The Ultra 5 (code-named Otter) and Ultra 10 (code-named Sea Lion) are 64-bit Sun Microsystems workstations based on the UltraSPARC IIi microprocessor available since January 1998 and last shipped in November 2002. They were introduced as the Darwin line of workstations.

== Specifications ==
These systems are notable for being the first in the Sun workstation line to introduce various commodity PC compatible hardware components such as ATA hard disks with CMD640 PCI EIDE controller and an ATI Rage PRO video chip.

The Ultra 5 came in a "pizzabox" style case with a 270, 333, 360, or 400 MHz UltraSPARC IIi CPU and supported an official maximum of 512 MB Buffered EDO ECC RAM in four 50ns 168-pin DIMM slots. Larger DIMMs which provide 1024 MB in the Ultra 5 work, although this requires special low height DIMMs or leaving the floppy drive out. It included a single EIDE Hard Disk Drive of between 4 and 20 GB, a CD-ROM drive, three 32-bit 33 MHz PCI slots (two full-size, one short), PGX24 graphics (HD15), a parallel printer port (DB25), two serial ports (DB25 and DE9), an Ethernet port (10BASE-T/100BASE-TX) and headphone, line-in, line-out and microphone 3.5-mm jacks.

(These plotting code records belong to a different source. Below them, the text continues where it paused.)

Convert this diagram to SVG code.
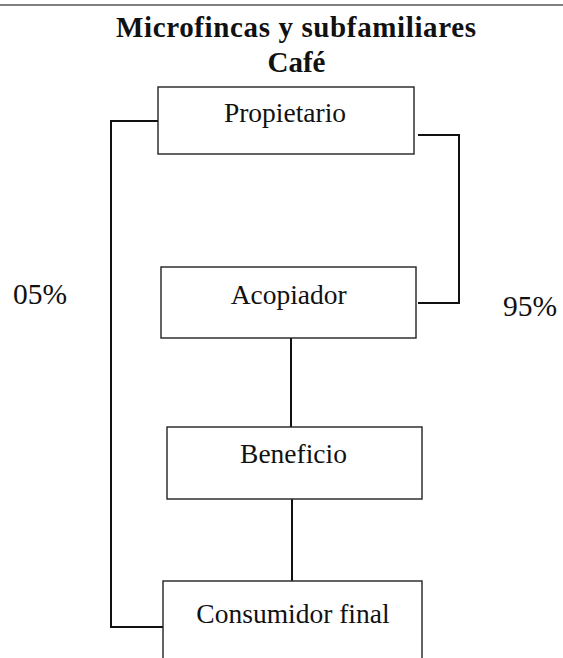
<svg xmlns="http://www.w3.org/2000/svg" width="563" height="658" viewBox="0 0 563 658">
<style>
.box{fill:#fff;stroke:#222;stroke-width:1.4}
.lbl{font-family:"Liberation Serif","Times New Roman",serif;font-size:27.5px;fill:#111;text-anchor:middle}
.pct{font-family:"Liberation Serif","Times New Roman",serif;font-size:29.5px;fill:#111}
.title{font-family:"Liberation Serif","Times New Roman",serif;font-size:29px;font-weight:bold;fill:#111;text-anchor:middle}
.conn{fill:none;stroke:#111;stroke-width:2}
</style>
<rect width="563" height="658" fill="#fff"/>
<line x1="0" y1="5" x2="563" y2="5" stroke="#555" stroke-width="1.6"/>
<g id="title">
<text class="title" x="296" y="37" textLength="360" lengthAdjust="spacing">Microfincas y subfamiliares</text>
<text class="title" x="296.5" y="72">Café</text>
</g>
<g id="connectors">
<path class="conn" d="M158,121 H111 V627 H163"/>
<path class="conn" d="M418,135 H459 V303 H418"/>
<path class="conn" d="M291,338 V427"/>
<path class="conn" d="M292,499 V581"/>
</g>
<g id="propietario">
<rect class="box" x="158" y="87" width="256" height="67"/>
<text class="lbl" x="285" y="122">Propietario</text>
</g>
<g id="acopiador">
<rect class="box" x="161" y="267" width="255" height="71"/>
<text class="lbl" x="288.7" y="304">Acopiador</text>
</g>
<g id="beneficio">
<rect class="box" x="167" y="427" width="255" height="72"/>
<text class="lbl" x="293.5" y="463">Beneficio</text>
</g>
<g id="consumidor">
<rect class="box" x="163" y="581" width="259" height="100"/>
<text class="lbl" x="293" y="623">Consumidor final</text>
</g>
<g id="pct05"><text class="pct" x="13" y="304">05%</text></g>
<g id="pct95"><text class="pct" x="503" y="316">95%</text></g>
</svg>
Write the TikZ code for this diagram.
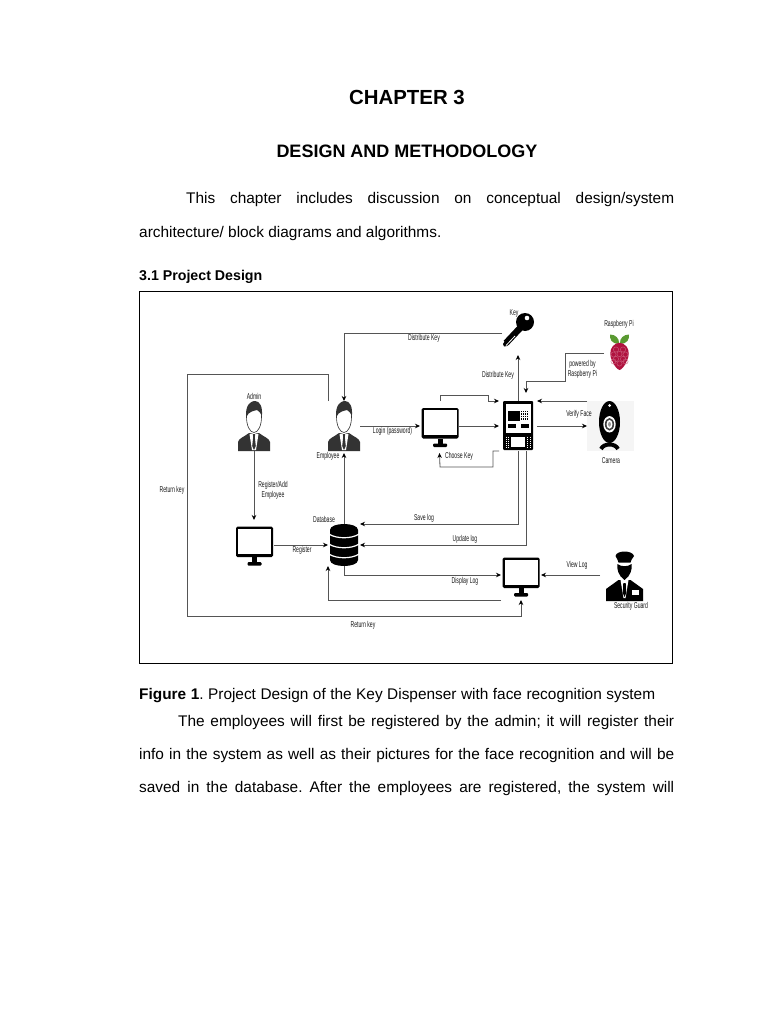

The Ultra 10 came in a mid-tower case with a 300, 333, 360, or 440-MHz 64-bit UltraSPARC CPU. It doubled the supported RAM to a maximum of 1024 MB in four DIMM slots and added room for a second ATA hard disk, a fourth PCI card, and an UPA graphics card such as the Creator, Creator3D or Elite3D.

=== Keyboard ===
The Sun Type 6 keyboard came in two variants, one with Mini-DIN, one with USB connectors. The top edge of the keyboard is rounded. The keyboard has a special "diamond" key (called Meta key) placed next to the space key. This key comes from Lisp machines and is meant to be used with the Emacs editor. It also has 3 keys for regulating volume control or screen brightness and a power key in the upper top corner.

It came with a purple plastic wrist rest.

The keyboard has 4 LEDs on the top (rather than incorporated into the key cap): Num Lock, Caps Lock, Scroll Lock, Compose.